川﨑颯太は何が変わったのか? 曺貴裁監督が評する「一番の魅力」

 右サイドに開いたCB宮本優太からの縦パスを収める。川﨑はマイナスに運んで対峙したCBエドゥアルドと距離をとりながら、反転すると同時に鋭いスルーパスを出した。フリーでDFラインの裏に抜けたマルコ・トゥーリオがゴール前に折り返すと、ファーサイドに走り込んだラファエル・エリアスが無人のゴールに流し込んだ。

「1点目のアシスト(おぜん立て)、攻撃力が彼の一番の魅力だと思う。とかく、ボールを奪う力がクローズアップされますけど、前を向いて仕掛けたり、決定的な仕事ができる」と曺監督は主将を褒めたたえた。

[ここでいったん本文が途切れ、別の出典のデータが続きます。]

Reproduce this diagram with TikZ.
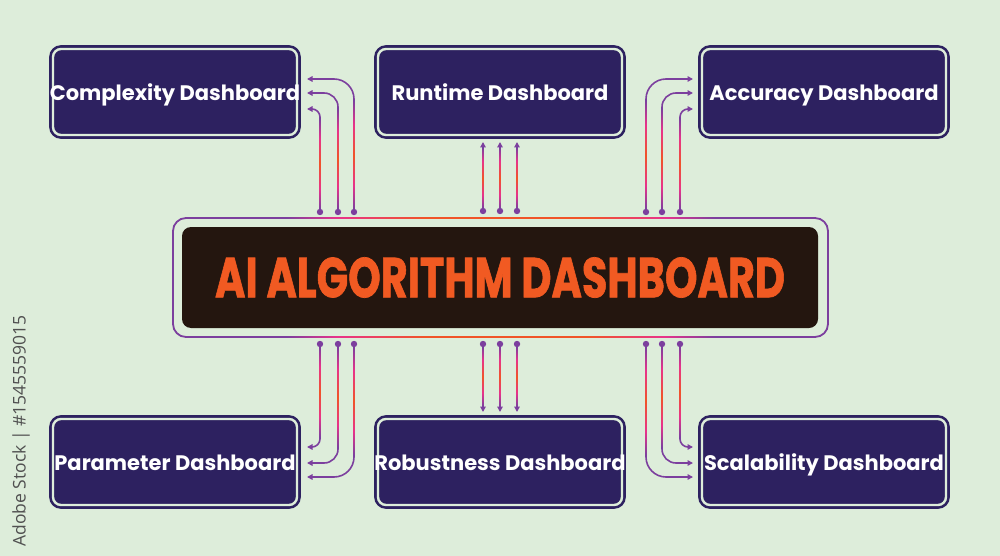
\documentclass[tikz,border=0pt]{standalone}
\usepackage{fontspec}
\setmainfont{Poppins}
\newfontfamily\wmfont{Open Sans}
\newfontfamily\titlefont{Poppins}[BoldFeatures={FakeBold=1.3}]
\usetikzlibrary{arrows.meta,calc}
\definecolor{bg}{HTML}{DDEDDA}
\definecolor{navy}{HTML}{2D2160}
\definecolor{brownbox}{HTML}{24160F}
\definecolor{titleorange}{HTML}{F15A22}
\definecolor{cpur}{HTML}{7C3F9E}
\definecolor{cpink}{HTML}{E8338A}
\definecolor{corg}{HTML}{F05428}
\definecolor{wmgray}{HTML}{505050}
\pgfdeclareverticalshading{vgrad}{100bp}{color(0bp)=(cpur); color(25bp)=(cpur); color(36bp)=(cpink); color(50bp)=(corg); color(64bp)=(cpink); color(75bp)=(cpur); color(100bp)=(cpur)}
\pgfdeclarehorizontalshading{hgrad}{100bp}{color(0bp)=(cpur); color(33bp)=(cpur); color(37bp)=(cpink); color(44bp)=(corg); color(57bp)=(corg); color(63bp)=(cpink); color(67bp)=(cpur); color(100bp)=(cpur)}
\newcommand{\lbl}[1]{\makebox[0pt][c]{#1}}
\begin{document}
\begin{tikzpicture}[x=1pt,y=-1pt,
  dbox/.style={draw=navy, line width=2.6pt, double=bg, double distance=2.4pt,
    fill=navy, rounded corners=8pt, minimum width=244pt, minimum height=86pt,
    inner sep=0pt, text height=17.7pt, text depth=0pt, text=white,
    font=\bfseries\fontsize{21}{25}\selectfont},
  conn/.style={draw=cpur, line width=1.6pt, -{Triangle[length=5.5pt,width=5.5pt]}},
  dotc/.style={fill=cpur}
]
\useasboundingbox (0,0) rectangle (1000,556);
\fill[bg] (0,0) rectangle (1000,556);

% watermark side text
\node[rotate=90, text=wmgray, font=\wmfont\fontsize{17.5}{20}\selectfont] (wm) at (21,431) {Adobe Stock | \#1545559015};

% dashboard boxes
\node[dbox] (cx) at (175,92) {\lbl{Complexity Dashboard}};
\node[dbox] (rt) at (500,92) {\lbl{Runtime Dashboard}};
\node[dbox] (ac) at (824,92) {\lbl{Accuracy Dashboard}};
\node[dbox] (pm) at (175,462) {\lbl{Parameter Dashboard}};
\node[dbox] (rb) at (500,462) {\lbl{Robustness Dashboard}};
\node[dbox] (sc) at (824,462) {\lbl{Scalability Dashboard}};

% central box
\node[draw=cpur, line width=1.8pt, rounded corners=13pt, minimum width=655pt,
  minimum height=119pt, inner sep=0pt] (frame) at (500.5,277.5) {};
\shade[shading=hgrad] (186,217.1) rectangle (815,218.9);
\shade[shading=hgrad] (186,336.1) rectangle (815,337.9);
\node[fill=brownbox, rounded corners=9pt, minimum width=636pt, minimum height=101pt,
  inner sep=0pt, text=titleorange] (main) at (500,277.5)
  {\resizebox{570pt}{40pt}{\titlefont\bfseries AI ALGORITHM DASHBOARD}};

% top-left connectors (to Complexity)
\foreach \x/\y/\r in {320/109/8, 338/93/14, 354/79/20}{
  \coordinate (tls\x) at (\x,212);
  \coordinate (tle\x) at (307,\y);
  \draw[conn, rounded corners=\r pt] (tls\x) |- (tle\x);
  \shade[shading=vgrad] (\x-0.8,\y+\r+2) rectangle (\x+0.8,209);
  \fill[dotc] (tls\x) circle (3.2pt);
}
% top-right connectors (to Accuracy)
\foreach \x/\y/\r in {680/109/8, 662/93/14, 646/79/20}{
  \coordinate (trs\x) at (\x,212);
  \coordinate (tre\x) at (693,\y);
  \draw[conn, rounded corners=\r pt] (trs\x) |- (tre\x);
  \shade[shading=vgrad] (\x-0.8,\y+\r+2) rectangle (\x+0.8,209);
  \fill[dotc] (trs\x) circle (3.2pt);
}
% top-middle connectors (to Runtime)
\foreach \x in {483,500,517}{
  \coordinate (tms\x) at (\x,211);
  \coordinate (tme\x) at (\x,142);
  \draw[conn] (tms\x) -- (tme\x);
  \shade[shading=vgrad] (\x-0.8,148) rectangle (\x+0.8,208);
  \fill[dotc] (tms\x) circle (3.2pt);
}
% bottom-left connectors (to Parameter)
\foreach \x/\y/\r in {320/447/8, 338/463/14, 354/477/20}{
  \coordinate (bls\x) at (\x,344);
  \coordinate (ble\x) at (307,\y);
  \draw[conn, rounded corners=\r pt] (bls\x) |- (ble\x);
  \shade[shading=vgrad] (\x-0.8,347) rectangle (\x+0.8,\y-\r-2);
  \fill[dotc] (bls\x) circle (3.2pt);
}
% bottom-right connectors (to Scalability)
\foreach \x/\y/\r in {680/447/8, 662/463/14, 646/477/20}{
  \coordinate (brs\x) at (\x,344);
  \coordinate (bre\x) at (693,\y);
  \draw[conn, rounded corners=\r pt] (brs\x) |- (bre\x);
  \shade[shading=vgrad] (\x-0.8,347) rectangle (\x+0.8,\y-\r-2);
  \fill[dotc] (brs\x) circle (3.2pt);
}
% bottom-middle connectors (to Robustness)
\foreach \x in {483,500,517}{
  \coordinate (bms\x) at (\x,344);
  \coordinate (bme\x) at (\x,412);
  \draw[conn] (bms\x) -- (bme\x);
  \shade[shading=vgrad] (\x-0.8,347) rectangle (\x+0.8,406);
  \fill[dotc] (bms\x) circle (3.2pt);
}
\end{tikzpicture}
\end{document}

 川﨑にとってはパリ五輪での経験が、自身をさらに成長させたという。

「五輪から帰ってきて、ポケットに入るところだったり、間で素早くターンしたり、自分の中で今まで以上に余裕を持ってできるようになったと思うし、それが得点につながって嬉しい。前より細かい、少ないスペースでも見つけて前を向ける動きが少しずつできていると思う」

 数週間の間に、川﨑はいろんな経験をした。3月に苦杯をなめさせられたマリ代表との再戦では先制した直後の88分に投入され、PKを献上するハンドを犯した。試合後には「軽率なPKを与えてしまった。クローザーという役割として論外だと思うし、集中力を切らしてたわけではないけど、本当に情けない限りだと思います」と涙を流して悔やみ、「(チームを)救える選手にならないといけない」と言っていた。

 雪辱を期した次戦では、試合終盤に腰を強打して負傷交代となった。チームは準々決勝に進出したものの、ここでは出番がなく大会を去ることに。痛みを抱えながらの帰国となった。

 腰の状態について現在は「大丈夫です」と言う。「移動もあって少し怖かった」と話しながらも、「うまくトレーナーとかとも相談しながらできている」と答えた。一回り成長した川﨑は、2か月ぶりの先発出場となったこの試合で、チームを勝利に導く堂々たる活躍を見せいていた。